PMI, of Rockville, Md., is one of several companies marketing a commercial version of such eye tests. Its product has undergone extensive validation studies, including research at an Alcoa Aluminum plant in Texas, a Federal Railroad Administration fatigue study, and a fatigue study of soldiers in combat conducted at Walter Reed Army Medical Center.
Other companies, such as Performance Factors Inc. of Alameda, Calif., have focused on skill testing. Performance Factors markets Factor 1000, an eye-hand coordination test that can operate on any IBM-compatible computer. Using a control panel with a knob, a subject attempts to hold steady a pointer on the screen that appears to move randomly.
Eventually the movement of the pointer exceeds the subject’s ability to control it. Once each worker establishes an individual base line over several days, the test can detect when psychomotor performance capabilities are impaired.

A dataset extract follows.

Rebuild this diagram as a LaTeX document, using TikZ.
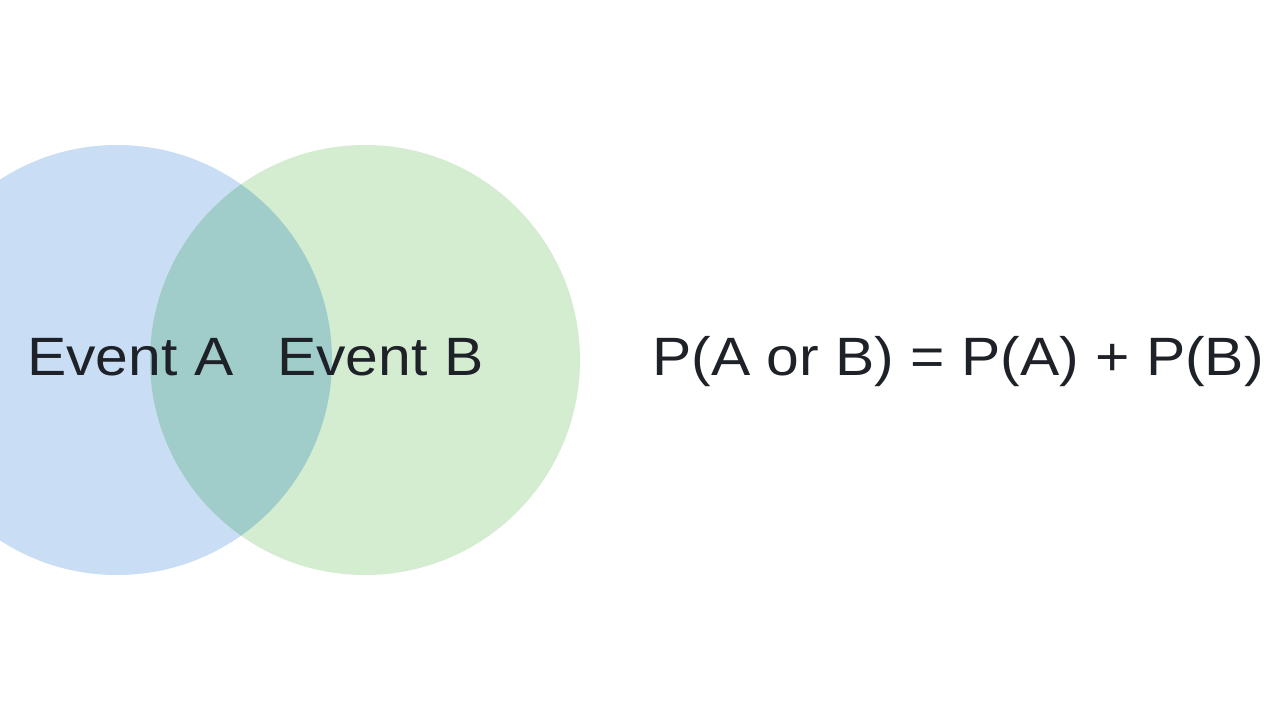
\documentclass[tikz,border=0pt]{standalone}
\usepackage{fontspec}
\setmainfont{Liberation Sans}
\definecolor{ca}{RGB}{201,221,245}
\definecolor{cb}{RGB}{212,237,208}
\definecolor{cab}{RGB}{160,204,202}
\definecolor{tx}{RGB}{30,34,40}
\tikzset{lbl/.style={text=tx,font=\fontsize{54}{60}\selectfont,anchor=base west,inner sep=0,xscale=1.09}}
\begin{document}
\begin{tikzpicture}[x=1pt,y=-1pt]
\useasboundingbox[fill=white] (0,0) rectangle (1280,720);
\fill[ca] (117,360) circle (215);
\fill[cb] (365,360) circle (215);
\begin{scope}
\clip (117,360) circle (215);
\fill[cab] (365,360) circle (215);
\end{scope}
\node[lbl] (a) at (27,375) {Event A};
\node[lbl] (b) at (277,375) {Event B};
\node[lbl] (eq) at (652,375) {P(A or B) = P(A) + P(B)};
\end{tikzpicture}
\end{document}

Civil liberties groups support fitness-for-duty tests because they do not involve invasion of individual privacy. The American Civil Liberties Union says those tests get to the heart of the issue: whether a person can safely perform a task, not whether the individual has violated a law.
Some scientists say more work needs to be done before the testing devices come into widespread use.
Kirby Gilliland and Robert E. Schlegel, of the University of Oklahoma, in a 1993 report for the Federal Aviation Administration, said “numerous issues” need to be addressed, including more research to determine what factors best predict readiness to perform, as well as the possible hidden costs of such testing.
But the key problem with fitnessfor-duty tests is that, so far, they measure only a worker’s condition at the beginning of a shift. There is no technology to continuously rate a person’s fitness during work periods.
“The technology, as far as it goes, appears to be valid,” said William Keppen, a vice president with the Brotherhood of Locomotive Engineers who has spent more than a decade working on fatigue issues. “But the concern is, it really only measures an individual’s state when he comes to work.”
Preliminary data from an engineer fatigue study, sponsored by the engineers union and the Federal Railroad Administration, indicate that current schemes to keep engineers alert don’t always work. Engineers put through a week of “severe” work schedules at the Illinois Institute of Technology’s locomotive simulator in Chicago were often able to reset the locomotive “alerter” even when they were asleep.
But Keppen said the ongoing simulator tests have produced an unexpected bonus. Researchers have been able to determine that engineers’ alertness was beginning to flag long before they experienced sleep or “near-sleep events.”
This offers hope, he said, that systems could be developed to monitor an engineer for dangerously low levels of alertness, perhaps signaling a dispatcher or stopping the train.